Tully - La Recensione

Tully Charlize Theron
C’è una Charlize Theron sovrappeso e per nulla attraente in “Tully”. Una Charlize Theron che la guardi e – a prescindere se sei uomo o donna – cominci a chiederti il perché: perché è così sciatta; perché è così poco curata; eppure non siamo mica in “Monster”, le basterebbe pochissimo per sistemarsi (nonostante le sue condizioni). Non ci rendiamo (ancora) conto che, in realtà, quella che stiamo seguendo è una donna alla deriva, una madre di due bambini - incinta del terzo - stanca e volontariamente disinteressata a piacere perché totalmente travolta dal ruolo e dalla routine di madre e di moglie modello. Una donna sposata con un marito ormai più simile a suo fratello; alle prese con un secondogenito cui dire problematico è dire niente e prossima solo a peggiorare la sua situazione.

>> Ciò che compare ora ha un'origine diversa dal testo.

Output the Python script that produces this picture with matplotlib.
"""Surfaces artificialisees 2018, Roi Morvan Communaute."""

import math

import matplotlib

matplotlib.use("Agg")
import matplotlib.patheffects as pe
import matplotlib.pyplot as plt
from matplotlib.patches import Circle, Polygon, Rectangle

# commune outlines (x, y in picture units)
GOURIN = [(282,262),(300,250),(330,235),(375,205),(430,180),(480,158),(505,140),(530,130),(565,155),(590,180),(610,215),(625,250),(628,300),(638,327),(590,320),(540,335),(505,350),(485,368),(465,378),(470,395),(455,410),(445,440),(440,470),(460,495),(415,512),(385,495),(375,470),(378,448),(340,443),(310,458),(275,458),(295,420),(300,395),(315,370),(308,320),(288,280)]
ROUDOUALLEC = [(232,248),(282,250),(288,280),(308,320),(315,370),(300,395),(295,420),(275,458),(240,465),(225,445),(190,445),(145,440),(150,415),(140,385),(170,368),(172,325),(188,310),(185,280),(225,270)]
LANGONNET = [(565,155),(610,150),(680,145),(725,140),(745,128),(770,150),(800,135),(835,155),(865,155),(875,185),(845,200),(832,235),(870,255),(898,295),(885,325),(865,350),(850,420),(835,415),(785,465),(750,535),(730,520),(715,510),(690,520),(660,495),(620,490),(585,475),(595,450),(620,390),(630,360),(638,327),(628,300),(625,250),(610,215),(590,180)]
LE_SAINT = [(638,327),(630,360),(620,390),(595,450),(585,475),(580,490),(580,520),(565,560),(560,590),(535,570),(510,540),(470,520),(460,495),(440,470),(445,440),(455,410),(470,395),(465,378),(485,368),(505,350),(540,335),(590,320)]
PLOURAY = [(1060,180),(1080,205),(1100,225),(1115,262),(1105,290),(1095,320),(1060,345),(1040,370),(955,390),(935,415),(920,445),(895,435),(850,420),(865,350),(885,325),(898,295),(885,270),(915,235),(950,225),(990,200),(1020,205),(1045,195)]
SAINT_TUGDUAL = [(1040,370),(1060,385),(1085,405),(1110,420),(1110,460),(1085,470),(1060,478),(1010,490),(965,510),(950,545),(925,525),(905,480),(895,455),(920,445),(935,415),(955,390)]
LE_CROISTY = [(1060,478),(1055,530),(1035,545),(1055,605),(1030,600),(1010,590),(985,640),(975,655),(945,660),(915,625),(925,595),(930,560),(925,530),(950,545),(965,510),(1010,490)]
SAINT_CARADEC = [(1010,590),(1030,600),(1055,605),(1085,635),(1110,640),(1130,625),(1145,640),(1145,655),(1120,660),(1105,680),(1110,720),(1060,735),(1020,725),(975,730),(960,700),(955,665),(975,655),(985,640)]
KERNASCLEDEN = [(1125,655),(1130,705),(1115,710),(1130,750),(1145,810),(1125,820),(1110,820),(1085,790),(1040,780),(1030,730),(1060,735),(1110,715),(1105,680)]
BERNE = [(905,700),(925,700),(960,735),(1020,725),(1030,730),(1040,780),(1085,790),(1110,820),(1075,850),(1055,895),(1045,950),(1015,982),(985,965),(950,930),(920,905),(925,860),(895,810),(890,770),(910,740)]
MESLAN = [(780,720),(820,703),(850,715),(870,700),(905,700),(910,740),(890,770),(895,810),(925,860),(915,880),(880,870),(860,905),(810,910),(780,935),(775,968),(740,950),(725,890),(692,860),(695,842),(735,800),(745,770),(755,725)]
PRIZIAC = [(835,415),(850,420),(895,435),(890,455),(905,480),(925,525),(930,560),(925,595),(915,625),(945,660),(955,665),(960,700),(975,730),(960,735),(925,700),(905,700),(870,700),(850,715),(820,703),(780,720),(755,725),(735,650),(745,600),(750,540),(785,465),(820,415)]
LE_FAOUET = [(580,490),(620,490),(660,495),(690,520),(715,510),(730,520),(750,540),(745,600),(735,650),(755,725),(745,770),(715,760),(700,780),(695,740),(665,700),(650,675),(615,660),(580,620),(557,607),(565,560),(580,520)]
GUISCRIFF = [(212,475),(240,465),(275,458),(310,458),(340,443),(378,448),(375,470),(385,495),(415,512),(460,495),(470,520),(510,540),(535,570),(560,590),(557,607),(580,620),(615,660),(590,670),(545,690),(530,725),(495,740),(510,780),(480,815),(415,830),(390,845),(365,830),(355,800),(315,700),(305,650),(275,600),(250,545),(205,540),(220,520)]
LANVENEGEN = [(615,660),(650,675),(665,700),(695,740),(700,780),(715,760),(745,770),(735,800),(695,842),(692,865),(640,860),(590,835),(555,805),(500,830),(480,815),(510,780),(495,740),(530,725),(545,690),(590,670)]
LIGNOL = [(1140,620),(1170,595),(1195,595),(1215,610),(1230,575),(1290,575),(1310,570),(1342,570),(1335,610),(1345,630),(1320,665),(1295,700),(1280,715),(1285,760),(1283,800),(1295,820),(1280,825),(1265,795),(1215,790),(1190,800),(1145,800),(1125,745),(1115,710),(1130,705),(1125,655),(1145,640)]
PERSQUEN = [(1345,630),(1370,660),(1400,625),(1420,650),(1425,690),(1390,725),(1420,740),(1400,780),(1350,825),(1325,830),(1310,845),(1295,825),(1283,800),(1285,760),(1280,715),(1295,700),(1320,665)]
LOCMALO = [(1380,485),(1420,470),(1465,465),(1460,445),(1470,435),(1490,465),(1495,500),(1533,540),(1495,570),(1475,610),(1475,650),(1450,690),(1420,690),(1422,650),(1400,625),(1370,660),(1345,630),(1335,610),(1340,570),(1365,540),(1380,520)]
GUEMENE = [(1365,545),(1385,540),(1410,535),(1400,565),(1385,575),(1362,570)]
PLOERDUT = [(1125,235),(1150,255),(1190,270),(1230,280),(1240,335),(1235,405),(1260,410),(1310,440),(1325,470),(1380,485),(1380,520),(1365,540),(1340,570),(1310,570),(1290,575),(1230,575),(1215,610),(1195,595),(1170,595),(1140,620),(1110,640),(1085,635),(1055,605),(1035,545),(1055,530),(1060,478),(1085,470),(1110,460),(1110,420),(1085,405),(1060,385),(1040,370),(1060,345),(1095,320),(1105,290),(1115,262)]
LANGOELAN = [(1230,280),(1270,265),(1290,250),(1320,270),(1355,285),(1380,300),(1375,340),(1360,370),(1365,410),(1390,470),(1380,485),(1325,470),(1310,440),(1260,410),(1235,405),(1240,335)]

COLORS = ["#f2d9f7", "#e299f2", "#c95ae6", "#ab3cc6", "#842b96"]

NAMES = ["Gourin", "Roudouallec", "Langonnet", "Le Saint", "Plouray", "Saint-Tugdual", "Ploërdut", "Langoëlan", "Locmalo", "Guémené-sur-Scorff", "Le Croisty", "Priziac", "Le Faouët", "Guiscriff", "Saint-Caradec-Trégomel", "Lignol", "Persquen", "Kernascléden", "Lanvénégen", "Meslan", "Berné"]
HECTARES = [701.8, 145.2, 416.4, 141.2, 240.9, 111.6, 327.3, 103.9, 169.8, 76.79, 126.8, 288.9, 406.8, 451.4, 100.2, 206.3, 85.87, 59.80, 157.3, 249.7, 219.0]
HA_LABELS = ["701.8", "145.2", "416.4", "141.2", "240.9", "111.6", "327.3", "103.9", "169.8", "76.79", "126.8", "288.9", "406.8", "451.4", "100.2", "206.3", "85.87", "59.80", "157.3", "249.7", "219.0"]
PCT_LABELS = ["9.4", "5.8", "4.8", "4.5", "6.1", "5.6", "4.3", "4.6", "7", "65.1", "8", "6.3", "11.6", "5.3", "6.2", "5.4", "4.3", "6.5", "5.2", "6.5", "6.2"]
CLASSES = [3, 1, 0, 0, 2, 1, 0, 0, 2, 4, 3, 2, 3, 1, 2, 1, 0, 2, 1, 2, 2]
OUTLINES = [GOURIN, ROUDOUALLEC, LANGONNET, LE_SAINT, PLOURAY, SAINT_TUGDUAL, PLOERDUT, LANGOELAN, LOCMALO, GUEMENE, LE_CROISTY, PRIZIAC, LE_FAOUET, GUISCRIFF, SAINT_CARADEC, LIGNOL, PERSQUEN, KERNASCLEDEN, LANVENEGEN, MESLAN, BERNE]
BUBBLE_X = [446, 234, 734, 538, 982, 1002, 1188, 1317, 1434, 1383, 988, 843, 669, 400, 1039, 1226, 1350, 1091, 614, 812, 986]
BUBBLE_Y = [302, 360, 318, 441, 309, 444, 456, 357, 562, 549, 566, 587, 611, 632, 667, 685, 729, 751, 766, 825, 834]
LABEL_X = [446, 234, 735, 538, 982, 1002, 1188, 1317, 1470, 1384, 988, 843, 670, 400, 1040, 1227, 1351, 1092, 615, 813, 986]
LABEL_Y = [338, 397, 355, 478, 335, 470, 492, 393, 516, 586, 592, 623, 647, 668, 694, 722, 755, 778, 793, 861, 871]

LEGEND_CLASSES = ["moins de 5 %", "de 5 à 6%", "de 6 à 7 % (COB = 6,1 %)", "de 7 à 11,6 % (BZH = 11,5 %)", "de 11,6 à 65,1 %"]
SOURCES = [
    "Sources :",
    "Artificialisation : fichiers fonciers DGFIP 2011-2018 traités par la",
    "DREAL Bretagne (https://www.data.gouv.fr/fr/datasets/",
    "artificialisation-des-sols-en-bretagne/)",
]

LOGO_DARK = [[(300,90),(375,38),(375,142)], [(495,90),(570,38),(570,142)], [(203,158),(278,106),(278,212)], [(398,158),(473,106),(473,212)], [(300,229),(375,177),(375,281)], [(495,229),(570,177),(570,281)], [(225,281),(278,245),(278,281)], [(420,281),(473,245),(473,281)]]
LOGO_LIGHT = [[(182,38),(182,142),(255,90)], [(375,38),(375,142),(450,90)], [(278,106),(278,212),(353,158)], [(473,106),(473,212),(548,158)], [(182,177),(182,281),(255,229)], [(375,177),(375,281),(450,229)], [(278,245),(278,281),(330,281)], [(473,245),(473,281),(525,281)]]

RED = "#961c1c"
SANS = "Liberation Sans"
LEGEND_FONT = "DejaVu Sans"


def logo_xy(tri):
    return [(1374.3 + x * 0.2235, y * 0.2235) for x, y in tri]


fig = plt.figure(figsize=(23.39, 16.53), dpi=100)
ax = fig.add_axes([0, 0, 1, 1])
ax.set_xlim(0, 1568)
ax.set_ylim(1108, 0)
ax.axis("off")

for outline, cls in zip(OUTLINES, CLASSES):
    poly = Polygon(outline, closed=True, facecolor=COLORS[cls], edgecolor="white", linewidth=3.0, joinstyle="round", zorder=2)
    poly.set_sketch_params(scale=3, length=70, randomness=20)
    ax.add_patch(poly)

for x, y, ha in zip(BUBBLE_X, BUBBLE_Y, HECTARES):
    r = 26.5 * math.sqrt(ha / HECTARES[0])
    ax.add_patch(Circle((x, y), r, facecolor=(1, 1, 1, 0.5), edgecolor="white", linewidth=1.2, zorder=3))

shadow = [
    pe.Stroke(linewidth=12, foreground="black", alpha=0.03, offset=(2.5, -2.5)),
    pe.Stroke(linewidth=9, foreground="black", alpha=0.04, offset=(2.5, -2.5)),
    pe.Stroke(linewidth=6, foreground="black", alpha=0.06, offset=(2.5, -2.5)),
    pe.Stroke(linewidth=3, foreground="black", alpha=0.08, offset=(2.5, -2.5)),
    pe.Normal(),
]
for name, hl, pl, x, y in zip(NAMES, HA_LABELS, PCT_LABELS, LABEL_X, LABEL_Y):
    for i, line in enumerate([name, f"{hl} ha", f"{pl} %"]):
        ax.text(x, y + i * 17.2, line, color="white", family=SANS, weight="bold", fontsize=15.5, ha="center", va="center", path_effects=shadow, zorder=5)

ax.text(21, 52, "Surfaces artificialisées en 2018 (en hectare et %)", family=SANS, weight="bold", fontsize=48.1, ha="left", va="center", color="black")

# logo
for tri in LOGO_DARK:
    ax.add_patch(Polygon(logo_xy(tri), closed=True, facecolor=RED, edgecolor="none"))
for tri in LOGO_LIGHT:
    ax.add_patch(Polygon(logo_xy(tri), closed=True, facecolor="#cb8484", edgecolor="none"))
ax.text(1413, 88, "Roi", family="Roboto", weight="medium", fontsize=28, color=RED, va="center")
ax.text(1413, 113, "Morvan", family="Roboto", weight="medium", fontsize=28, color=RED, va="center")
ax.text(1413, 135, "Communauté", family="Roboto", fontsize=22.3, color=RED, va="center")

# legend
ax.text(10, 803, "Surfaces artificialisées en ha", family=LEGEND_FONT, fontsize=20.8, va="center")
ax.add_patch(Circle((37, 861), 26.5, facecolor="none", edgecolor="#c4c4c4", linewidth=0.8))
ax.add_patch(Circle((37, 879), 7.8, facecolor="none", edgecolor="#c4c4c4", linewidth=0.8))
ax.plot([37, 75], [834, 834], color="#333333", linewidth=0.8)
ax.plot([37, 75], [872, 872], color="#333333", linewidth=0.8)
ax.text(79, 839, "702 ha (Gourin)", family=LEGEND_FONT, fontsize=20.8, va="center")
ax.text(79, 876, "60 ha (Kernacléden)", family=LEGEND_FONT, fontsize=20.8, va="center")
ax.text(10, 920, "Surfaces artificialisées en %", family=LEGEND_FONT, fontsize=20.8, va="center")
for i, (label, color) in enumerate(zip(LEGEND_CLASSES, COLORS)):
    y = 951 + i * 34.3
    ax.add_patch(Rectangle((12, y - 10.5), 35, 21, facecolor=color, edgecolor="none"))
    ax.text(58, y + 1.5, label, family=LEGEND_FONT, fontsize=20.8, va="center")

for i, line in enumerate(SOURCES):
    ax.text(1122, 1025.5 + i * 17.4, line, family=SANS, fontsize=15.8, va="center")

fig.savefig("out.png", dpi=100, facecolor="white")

Ecco, allora, come quelle domande apparentemente superficiali, spontanee, concepite all'inizio, una volta chiarito il quadro, cominciano ad assumere nuove forme, a trasformarsi in dettagli da non trascurare, sebbene il tentativo di Jason Reitman di depistarci, facendoci credere che il suo film voglia andare a parare chissà dove, giochi decisamente a nostro sfavore. Esistono due letture, infatti, per decifrare “Tully”, la prima – che nessuno probabilmente seguirà, a meno di suggerimenti conferiti in anticipo – si trova, appunto, nel trucco e nel lavoro (non facile) della Theron: ingrassata per l’occasione, spenta nello sguardo e privata di tutto il suo sex appeal. La seconda è affidata alla classica fruizione dei fatti e all'arrivo della giovane tata notturna – dal nome del titolo – chiamata a prendersi cura della neonata: un talento naturale del mestiere che - neanche avesse una bacchetta magica nella borsa - in brevissimo tempo riesce a rivoluzionare pesantemente la vita di colei che l’aveva ingaggiata, non solo consentendogli di dormire e di staccare un po’ la spina, ma agendo ancor più a fondo, somministrando nuova linfa vitale alla casa, alla quotidianità e, soprattutto, a un desiderio sessuale che all'improvviso torna a vibrare sotto le lenzuola.
Ribaltamento che - messo in questo modo - potrebbe far pensare a "Tully" come a uno sponsor cinematografico per baby-sitter messo lì ad incoraggiarne l’ingaggio o a risaltarne i benefici, ma che serve, al contrario, per preparare il terreno a qualcosa di molto più tetro che nulla ha a che vedere con la suddetta categoria.

Tully Charlize Theron
La terza collaborazione tra Reitman e la sceneggiatrice Diablo Cody, dunque, è forse quella più irregolare e implicita in assoluto; un tantino ostica da assimilare, eppure fisiologicamente coerente e naturale. Perché “Tully”, sotto la patina sempliciotta con cui si trascina, nasconde una profondità velata volta a descrivere - in maniera più nitida di ciò che appare - l’aspetto maggiormente negativo, e quindi trascurato, del diventare madri. Un passaggio descritto spesso come l'apice della gioia e dell'emozione, ma che in una buona dose di soggetti prevede anche il contraccolpo di patologie spinose come la depressione post-parto e l’esaurimento nervoso. Una riflessione sul tema che la pellicola intende divulgare a vari livelli, tenendo conto di una protagonista quarantenne che, magari, immaginava progetti diversi per se stessa, in gioventù, ma che, adesso, inconsciamente, sa benissimo di trovarsi al posto giusto e non voler tornare indietro.

Parliamo quindi di un film (moderatamente) amaro, rigorosamente al femminile, che nel suo compimento e (lieto) fine mantiene salda quella punta di inquietudine che ci fa andare via disorientati e perplessi (ma anche più sapienti). Un film che, forse, doveva puntare – per consacrarsi come si deve - a una chiusura più eclatante e meno ordinaria, all’altezza, almeno, della gigantesca prova esibita da una formidabile Theron.